The daughter of a U.S. Treasury official, Frances Benjamin Johnston spent her girlhood among Washington’s public figures. When she reached adulthood, she determined to pursue a career, a daring move for a young society woman of the time. In the late 1880s, she began working as a journalist, illustrating her stories with her own drawings. Soon, however, she decided that photographs would work better.
She asked George Eastman for a camera, which he provided. Few people knew how to operate one, so Frances took it to the Smithsonian for instruction. Not long afterward, she opened a studio in Washington.
She pursued stories all over the world and became the first to photograph the camera-shy Adm. George Dewey after presenting him a note from President Theodore Roosevelt. Dewey even turned his ship’s torpedo room over to her to use as a dark room.
She was the first press photographer ever allowed access to the White House.

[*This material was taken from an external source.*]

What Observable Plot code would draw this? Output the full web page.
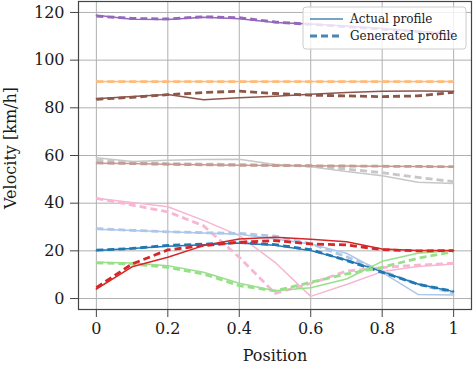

In this capacity, she took the only photo available of the signing of the treaty with Spain to end the Spanish-American war. She photographed Theodore Roosevelt’s children in the White House, and she took many portraits of Washington’s elite, dispensing with stiff formal portraits and portraying them in more relaxed settings.

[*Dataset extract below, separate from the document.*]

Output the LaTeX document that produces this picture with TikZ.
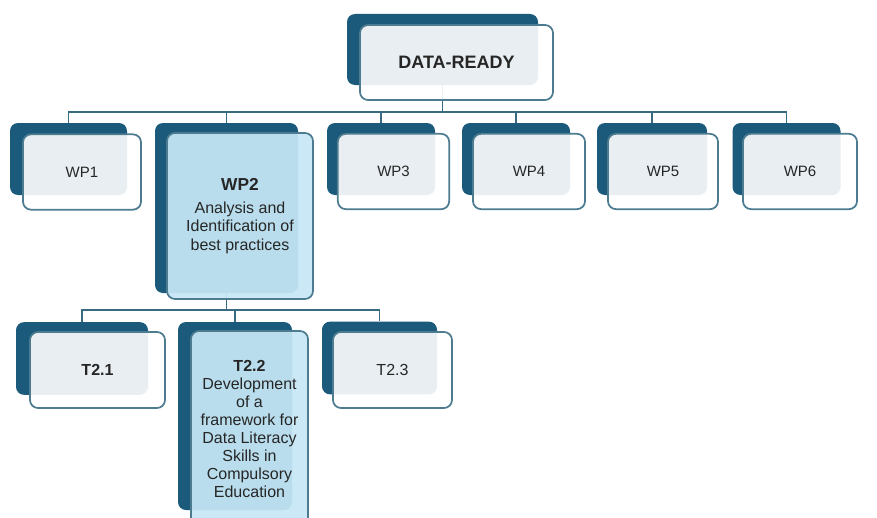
\documentclass[tikz,border=0pt]{standalone}
\usepackage{fontspec}
\setmainfont{Liberation Sans}
\usetikzlibrary{positioning}
\definecolor{wpdark}{HTML}{1B5A7A}
\definecolor{wpedge}{HTML}{4D7B90}
\definecolor{wplight}{HTML}{C6E7F5}
\definecolor{wptext}{HTML}{262626}
\definecolor{wpline}{HTML}{386A82}

\begin{document}
\begin{tikzpicture}[x=0.75pt,y=-0.75pt,
    back/.style={fill=wpdark,rounded corners=6pt,inner sep=0pt},
    front/.style={draw=wpedge,line width=1.3pt,fill=white,fill opacity=0.9,
      text opacity=1,rounded corners=6pt,text=wptext,align=center,inner sep=0pt,
      font=\fontsize{11.25}{13.5}\selectfont},
    hot/.style={fill=wplight,fill opacity=0.93},
    link/.style={draw=wpline,line width=1.3pt},
    wpback/.style={back,minimum width=81pt,minimum height=54pt},
    wpfront/.style={front,minimum width=83.5pt,minimum height=56.5pt},
    tback/.style={back,minimum width=92pt,minimum height=54.5pt},
    tfront/.style={front,minimum width=95pt,minimum height=57pt,
      font=\fontsize{12}{13.5}\selectfont}]
    \useasboundingbox (0,0) rectangle (877,517);
    \fill[white] (0,0) rectangle (877,517);
    \clip (0,0) rectangle (877,517);

    % Progetto
    \node[back,minimum width=143.25pt,minimum height=53.25pt] (topback) at (442.5,49.5) {};

    % Work packages (parte scura)
    \node[wpback,minimum width=87.75pt] (wp1back) at (68.5,159) {};
    \node[back,minimum width=107.25pt,minimum height=127.5pt] (wp2back) at (226.5,208) {};
    \node[wpback] (wp3back) at (381,159) {};
    \node[wpback] (wp4back) at (516,159) {};
    \node[wpback,minimum width=82.5pt] (wp5back) at (652,159) {};
    \node[wpback] (wp6back) at (786.5,159) {};

    % Task del WP2 (parte scura)
    \node[tback,minimum width=99pt] (t21back) at (82,358.5) {};
    \node[back,minimum width=85.5pt,minimum height=141pt] (t22back) at (235,416) {};
    \node[tback,minimum width=86.25pt] (t23back) at (379.5,358) {};

    % Collegamenti
    \foreach \n in {wp1,wp2,wp3,wp4,wp5,wp6}
      \draw[link] (topback.south) -- ++(0,27) -| (\n back.north);
    \foreach \n in {t21,t22,t23}
      \draw[link] (wp2back.south) -- ++(0,17) -| (\n back.north);

    % Riquadri chiari con le etichette
    \node[front,minimum width=144.75pt,minimum height=56.25pt,
      font=\fontsize{13.5}{16}\selectfont\bfseries,text=black!85] (top) at (456.5,62.5) {DATA-READY};
    \node[wpfront,minimum width=88.5pt] (wp1) at (82,172) {WP1};
    \node[front,hot,minimum width=109.5pt,minimum height=124.5pt,
      font=\fontsize{12}{13.9}\selectfont] (wp2) at (240,216)
      {{\fontsize{13}{16}\selectfont\bfseries WP2}\\[3pt]Analysis and\\Identification of\\best practices};
    \node[wpfront] (wp3) at (393.5,171.5) {WP3};
    \node[wpfront,minimum width=84pt] (wp4) at (529,171.5) {WP4};
    \node[wpfront,minimum width=82.5pt] (wp5) at (663,171.5) {WP5};
    \node[wpfront,minimum width=85.5pt] (wp6) at (800,171.5) {WP6};

    \node[tfront,minimum width=101.25pt,font=\fontsize{12}{13.5}\selectfont\bfseries] (t21) at (97.5,370) {T2.1};
    \node[tfront,hot,minimum width=87.75pt,minimum height=147pt] (t22) at (249.5,429)
      {\textbf{T2.2}\\Development\\of a\\framework for\\Data Literacy\\Skills in\\Compulsory\\Education};
    \node[tfront,minimum width=89.25pt] (t23) at (392.5,370) {T2.3};
\end{tikzpicture}
\end{document}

Frances also took the final photograph of President William McKinley, just 30 minutes before he was assassinated.
At age 50, she began shooting color film of gardens throughout Europe and America. At 60, she undertook a major project, single-handedly filming historically significant buildings and places throughout the American South through an agreement with the Library of Congress. During this period, she was often thought to be a spy and was arrested in some places. At age 85, just three years before her death, she began taking pictures of the architecture of North Carolina.